For the past decade, the traditional educational procurement model was simple: save up capital, buy a fleet of entry-level devices outright, run them for three years until they break, and repeat.

In a hyper-inflated 2026 market, dropping massive lump sums on rapidly depreciating hardware drains vital school cash reserves that should be spent on teachers and learning.

It is time to embrace extended lifecycle leasing.
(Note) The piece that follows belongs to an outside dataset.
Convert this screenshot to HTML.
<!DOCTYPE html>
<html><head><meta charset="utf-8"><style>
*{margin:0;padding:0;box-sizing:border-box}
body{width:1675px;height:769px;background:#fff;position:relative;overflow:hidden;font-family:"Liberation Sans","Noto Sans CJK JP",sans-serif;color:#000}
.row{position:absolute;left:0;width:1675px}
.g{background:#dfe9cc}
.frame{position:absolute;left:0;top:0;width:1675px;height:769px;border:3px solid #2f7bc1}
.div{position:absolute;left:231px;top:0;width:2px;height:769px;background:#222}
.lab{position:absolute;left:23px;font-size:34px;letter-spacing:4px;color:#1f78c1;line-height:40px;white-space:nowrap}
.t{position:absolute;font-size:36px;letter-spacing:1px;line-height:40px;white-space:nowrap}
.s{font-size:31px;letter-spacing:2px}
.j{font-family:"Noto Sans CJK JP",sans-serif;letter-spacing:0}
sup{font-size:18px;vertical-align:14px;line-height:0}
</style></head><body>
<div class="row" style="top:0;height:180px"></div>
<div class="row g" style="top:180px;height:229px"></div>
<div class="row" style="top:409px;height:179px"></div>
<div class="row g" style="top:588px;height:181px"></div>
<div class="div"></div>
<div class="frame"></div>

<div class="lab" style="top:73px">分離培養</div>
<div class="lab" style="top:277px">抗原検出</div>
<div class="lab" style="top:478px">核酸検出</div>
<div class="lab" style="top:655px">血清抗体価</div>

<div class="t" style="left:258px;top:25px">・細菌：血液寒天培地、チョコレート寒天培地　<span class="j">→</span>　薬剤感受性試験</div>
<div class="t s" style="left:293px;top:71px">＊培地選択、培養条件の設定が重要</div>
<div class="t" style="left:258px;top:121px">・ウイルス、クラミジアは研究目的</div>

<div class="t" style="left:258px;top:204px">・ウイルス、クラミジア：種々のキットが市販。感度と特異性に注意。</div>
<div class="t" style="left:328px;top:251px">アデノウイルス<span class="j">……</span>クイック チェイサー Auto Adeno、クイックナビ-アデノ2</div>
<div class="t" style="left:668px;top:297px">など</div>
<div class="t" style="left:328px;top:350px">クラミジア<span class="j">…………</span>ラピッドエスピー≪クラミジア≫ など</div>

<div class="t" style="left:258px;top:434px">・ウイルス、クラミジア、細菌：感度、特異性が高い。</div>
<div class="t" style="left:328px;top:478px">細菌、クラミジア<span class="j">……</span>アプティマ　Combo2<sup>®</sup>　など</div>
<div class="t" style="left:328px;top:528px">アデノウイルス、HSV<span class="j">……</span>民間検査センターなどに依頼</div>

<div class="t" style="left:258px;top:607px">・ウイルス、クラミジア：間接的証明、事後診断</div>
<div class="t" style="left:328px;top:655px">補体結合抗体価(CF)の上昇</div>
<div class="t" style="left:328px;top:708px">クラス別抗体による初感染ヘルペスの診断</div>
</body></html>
By transitioning to a four-year Operational Expenditure (OPEX) lease, critically paired with a full four-year warranty, schools can change the financial equation.

  • Predictable Cash Flow: Extended OPEX leasing transforms terrifying upfront invoices into manageable, predictable annual payments over a longer term.
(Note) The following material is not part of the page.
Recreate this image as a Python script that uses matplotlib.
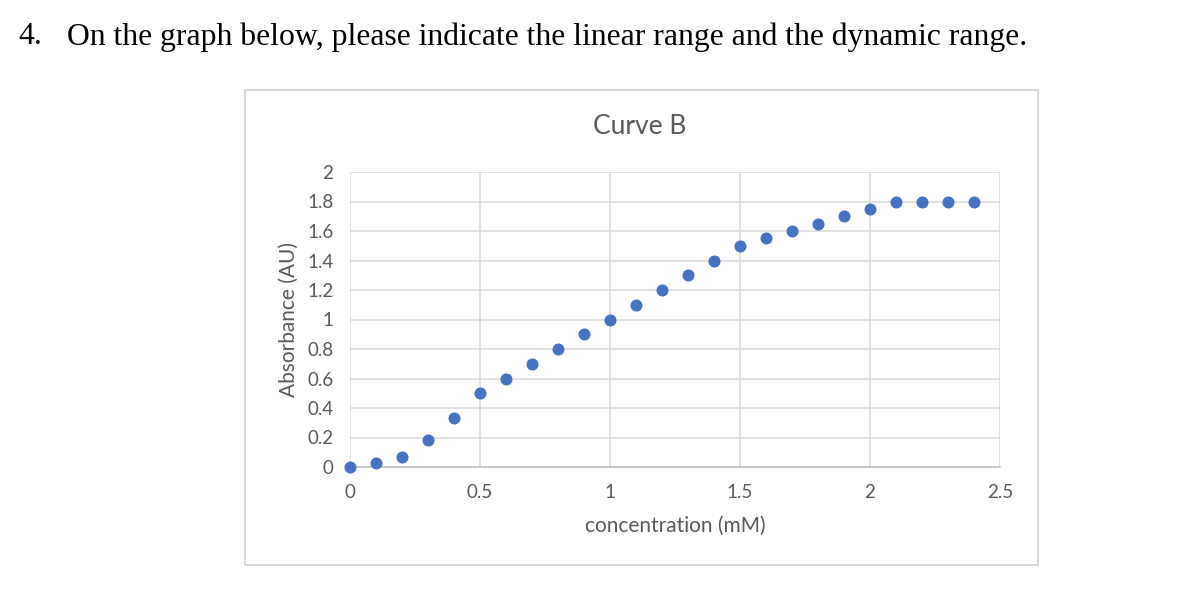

  • Reduced Frequency of Outlays: Pushing the lifecycle from three to four years reduces the frequency of massive capital fleet replacements.

  • Risk Mitigation: A guaranteed four-year warranty shifts the burden of hardware failure and downtime entirely away from your overloaded school IT staff.

Beat the Clock: Forward Purchasing and Price Locks

Another key strategy to beat the tech squeeze is bringing your purchasing decisions forward. If you know prices will go up by 25% next year, waiting until November to order is a costly mistake.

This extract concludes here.